# bumper launcher



## bird buster (May 25, 2008)

I was wondering if any of you serious trainers ever use any mechanical bumper launchers. I've seen some hand held or shoulder mounted like the "Retriever R Trainer" or the remote launchers. What kind and how much are some of these launchers? And has anybody ever tried building a home made one similar to a potato gun launcher?


----------



## Steve Shaver (Mar 9, 2008)

bird buster said:


> I was wondering if any of you serious trainers ever use any mechanical bumper launchers. I've seen some hand held or shoulder mounted like the "Retriever R Trainer" or the remote launchers. What kind and how much are some of these launchers? And has anybody ever tried building a home made one similar to a potato gun launcher?

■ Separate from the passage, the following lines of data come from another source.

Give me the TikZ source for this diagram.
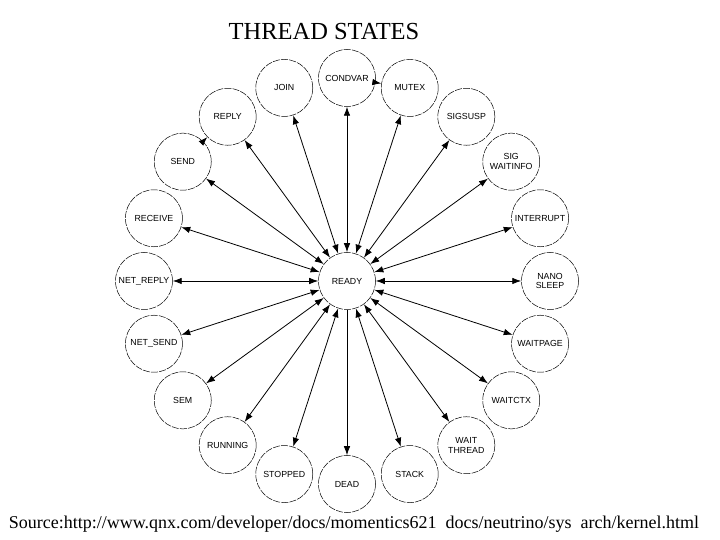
\documentclass[tikz,border=0pt]{standalone}
\usepackage{fontspec}
\setmainfont{Liberation Serif}
\setsansfont{Liberation Sans}
\usetikzlibrary{arrows.meta}

\begin{document}
\begin{tikzpicture}[x=1pt, y=1pt,
			>={Latex[length=9pt, width=6.5pt]},   % filled arrow tips
			state/.style={draw, circle, line width=0.5pt, dash pattern=on 7pt off 1.2pt, minimum size=57pt, inner sep=0pt, align=center, font=\sffamily\fontsize{8.8}{9.8}\selectfont},
			link/.style={line width=0.8pt}]
			\useasboundingbox (-347,-259) rectangle (373,281);
			\node (title) at (-23,249) {\fontsize{24.5}{27}\selectfont THREAD STATES};
			\node[state] (ready) at (0,0) {READY};
			% ring of states round READY
			\foreach \ang/\name/\txt in {90/condvar/CONDVAR, 72/mutex/MUTEX, 54/sigsusp/SIGSUSP,
				36/sigwait/{SIG\\WAITINFO}, 18/interrupt/INTERRUPT, 0/nanosleep/{NANO\\SLEEP},
				-18/waitpage/WAITPAGE, -36/waitctx/WAITCTX, -54/waitthread/{WAIT\\THREAD},
				-72/stack/STACK, -90/dead/DEAD, -108/stopped/STOPPED, -126/running/RUNNING,
				-144/sem/SEM, -162/netsend/NET\_SEND, 180/netreply/NET\_REPLY,
				162/receive/RECEIVE, 144/send/SEND, 126/reply/REPLY, 108/join/JOIN}
				\node[state] (\name) at (\ang:203) {\txt};
			\foreach \name in {condvar, mutex, sigsusp, sigwait, interrupt, nanosleep, waitpage,
				waitctx, waitthread, stack, stopped, running, sem, netsend, netreply,
				receive, send, reply, join}
				\draw[link, <->] (ready) -- (\name);
			\draw[link, ->] (ready) -- (dead);
			\draw[link, ->] (condvar) -- (mutex);
			\draw[link, ->] (send) -- (reply);
			\node (source) at (7,-243) {\fontsize{18}{21}\selectfont Source:http://www.qnx.com/developer/docs/momentics621\hspace{0.5em}docs/neutrino/sys\hspace{0.5em}arch/kernel.html};
		\end{tikzpicture}
\end{document}
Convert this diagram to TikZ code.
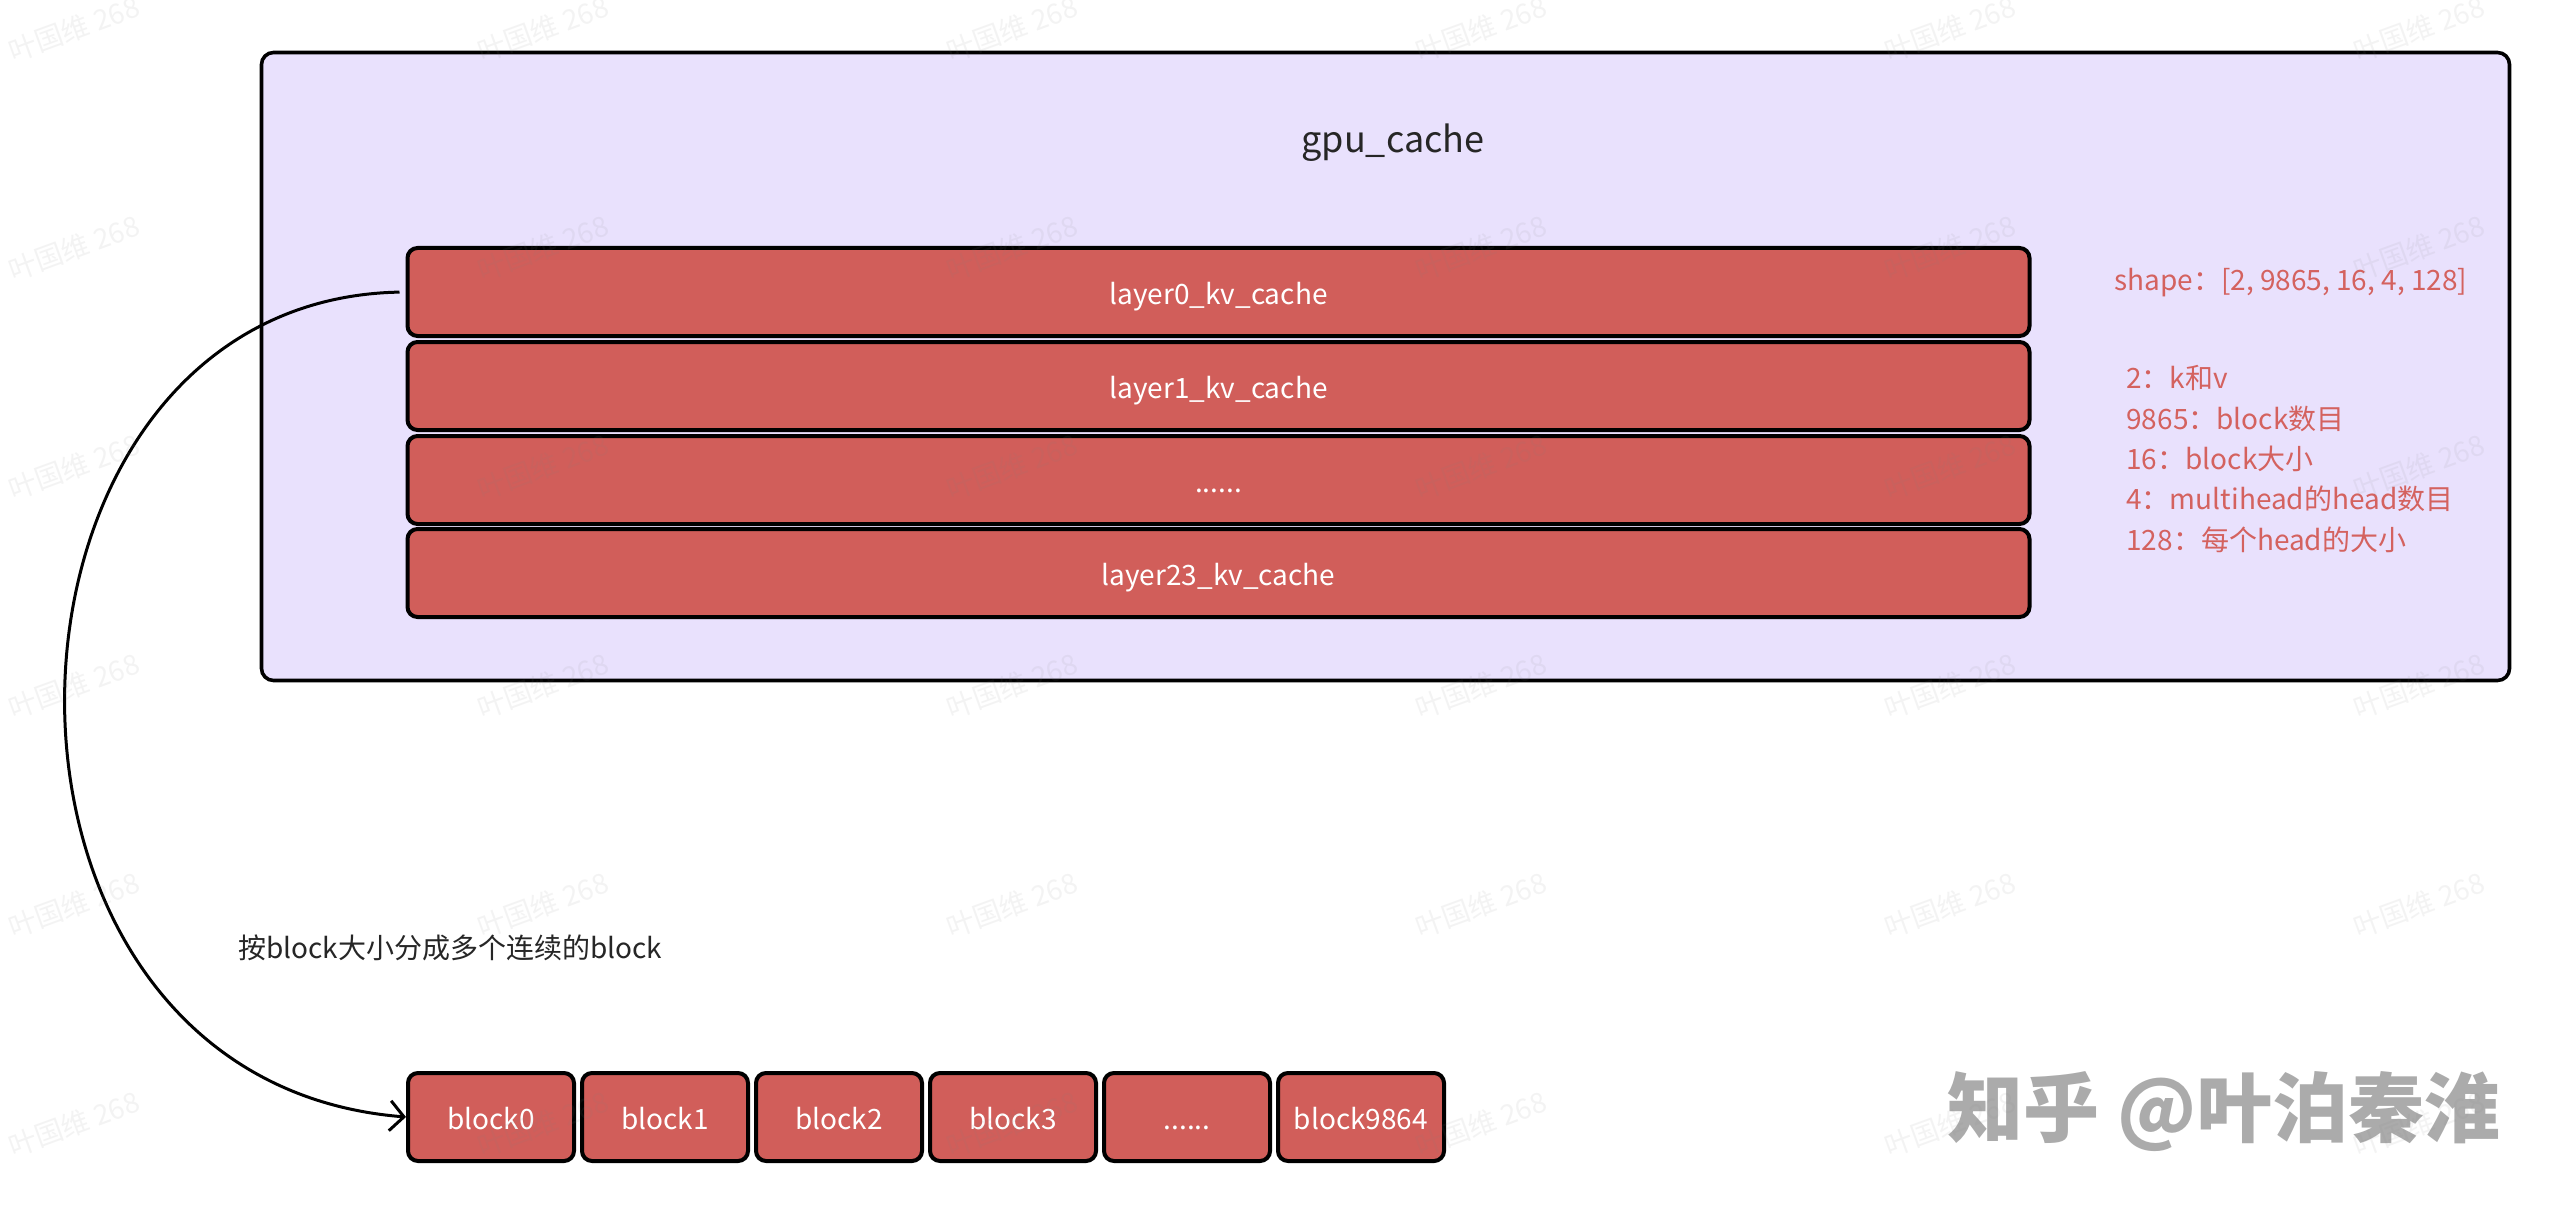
\documentclass[tikz,border=0pt]{standalone}
\usepackage{fontspec}
\setmainfont{Noto Sans CJK SC}
\usetikzlibrary{arrows.meta}
\definecolor{boxpurple}{HTML}{E9E1FD}
\definecolor{barred}{HTML}{D15E5A}
\definecolor{notered}{HTML}{D4625F}
\begin{document}
\begin{tikzpicture}[x=0.5pt,y=-0.5pt,
  bar/.style={draw=black, line width=2pt, fill=barred, rounded corners=5pt,
    minimum width=811pt, minimum height=44pt, inner sep=0pt, text=white,
    text height=12.8pt, text depth=0pt,
    font=\fontsize{14}{16}\selectfont},
  blk/.style={draw=black, line width=2pt, fill=barred, rounded corners=5pt,
    minimum width=83pt, minimum height=44pt, inner sep=0pt, text=white,
    text height=12pt, text depth=0pt,
    font=\fontsize{14}{16}\selectfont},
  note/.style={text=notered, anchor=west, inner sep=0pt,
    text height=10pt, text depth=0pt,
    font=\fontsize{14}{16}\selectfont},
  wm/.style={text=gray, text opacity=0.09, rotate=20,
    font=\fontsize{14}{16}\selectfont},
]
\useasboundingbox[fill=white] (0,0) rectangle (2564,1214);

% outer container
\node[draw=black, line width=1.8pt, fill=boxpurple, rounded corners=6pt,
  minimum width=1124pt, minimum height=314pt, inner sep=0pt] (gpu) at (1385.5,366.5) {};
\node[font=\fontsize{18}{20}\selectfont, text=black!85, text height=13.6pt, text depth=0pt] (title) at (1393,139) {gpu\_cache};

% layer bars
\node[bar] (bar0) at (1218.5,292) {layer0\_kv\_cache};
\node[bar] (bar1) at (1218.5,386) {layer1\_kv\_cache};
\node[bar] (bar2) at (1218.5,480) {......};
\node[bar] (bar3) at (1218.5,573) {layer23\_kv\_cache};

% notes
\node[note] (shape) at (2114,281) {shape：[2, 9865, 16, 4, 128]};
\node[note] (n1) at (2126,378) {2：k和v};
\node[note] (n2) at (2126,419) {9865：block数目};
\node[note] (n3) at (2126,459) {16：block大小};
\node[note] (n4) at (2126,499) {4：multihead的head数目};
\node[note] (n5) at (2126,540) {128：每个head的大小};

% blocks
\node[blk] (b0) at (491,1117) {block0};
\node[blk] (b1) at (665,1117) {block1};
\node[blk] (b2) at (839,1117) {block2};
\node[blk] (b3) at (1013,1117) {block3};
\node[blk] (b4) at (1187,1117) {......};
\node[blk] (b5) at (1361,1117) {block9864};

% label
\node[font=\fontsize{14}{16}\selectfont, text=black!85, text height=10pt, text depth=0pt] (lbl) at (450,948) {按block大小分成多个连续的block};

% connector
\draw[line width=1.5pt, shorten <=3pt, -{Straight Barb[length=7pt,width=15pt,line width=1.5pt]}]
  (bar0.west) .. controls (-35,300) and (-60,1080) .. (b0.west);

% watermark
\node[font=\fontsize{38}{42}\selectfont\bfseries, text=black!33] (zh) at (2224,1112) {知乎 @叶泊秦淮};

% faint tiled watermark
\foreach \i in {0,...,5}{
  \foreach \j in {0,...,5}{
    \node[wm] (w\i\j) at (74+469*\i, 29+219*\j) {叶国维 268};
  }
}
\end{tikzpicture}
\end{document}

I have one but rarely use it. I mostly use it to plant blinds using the small rubber bumpers that sail a long way. 
For marks I use real birds almost exclusively and launched by wingers out in the field. I like the marks coming from the field rather from my side.


----------



## stillhuntin (Feb 14, 2008)

Steve, I am also looking at the Wiingers etc. Any recommendations? I train alone and primarily retrieving but am interested in getting my dog into upland too. Is a bird launcher a good idea or stay with the winger?? TIA for suggestions/advice. I also have a question about birds but I'll post that separate ...don't want to hijack the thread,


----------



## Steve Shaver (Mar 9, 2008)

stillhuntin said:


> Steve, I am also looking at the Wiingers etc. Any recommendations? I train alone and primarily retrieving but am interested in getting my dog into upland too. Is a bird launcher a good idea or stay with the winger?? TIA for suggestions/advice. I also have a question about birds but I'll post that separate ...don't want to hijack the thread,


I think wingers are best but they are also expensive. The little box type bird launchers are great for upland training and can be used in a pinch for short marks. I had one once till I loaned it out and never got it back. Cheap way to do that is to buy the manual one for around $70 then go to Radio Shack and buy a cheap remote control car and strip it down to just the motor and axle. Mount it to the launcher and attach a stiff piece of wire to the trip lever and the car axle. Total cost around $100. Works out to about 60 yards.


----------



## ZEKESMAN (Sep 14, 2007)

Yuo can also build your own launchers. We have built some out of P.V.C they end up costing about $90 each. Then I saw birdboy [on UBD forum] has some Dogtra electronics for sale. So $700 for three or 3 for the price of 1  Vic

P.S. you can also use the dogta electronics on the manual launchers for upland.


----------



## stillhuntin (Feb 14, 2008)

Thanks for the suggestions...pms sent.


----------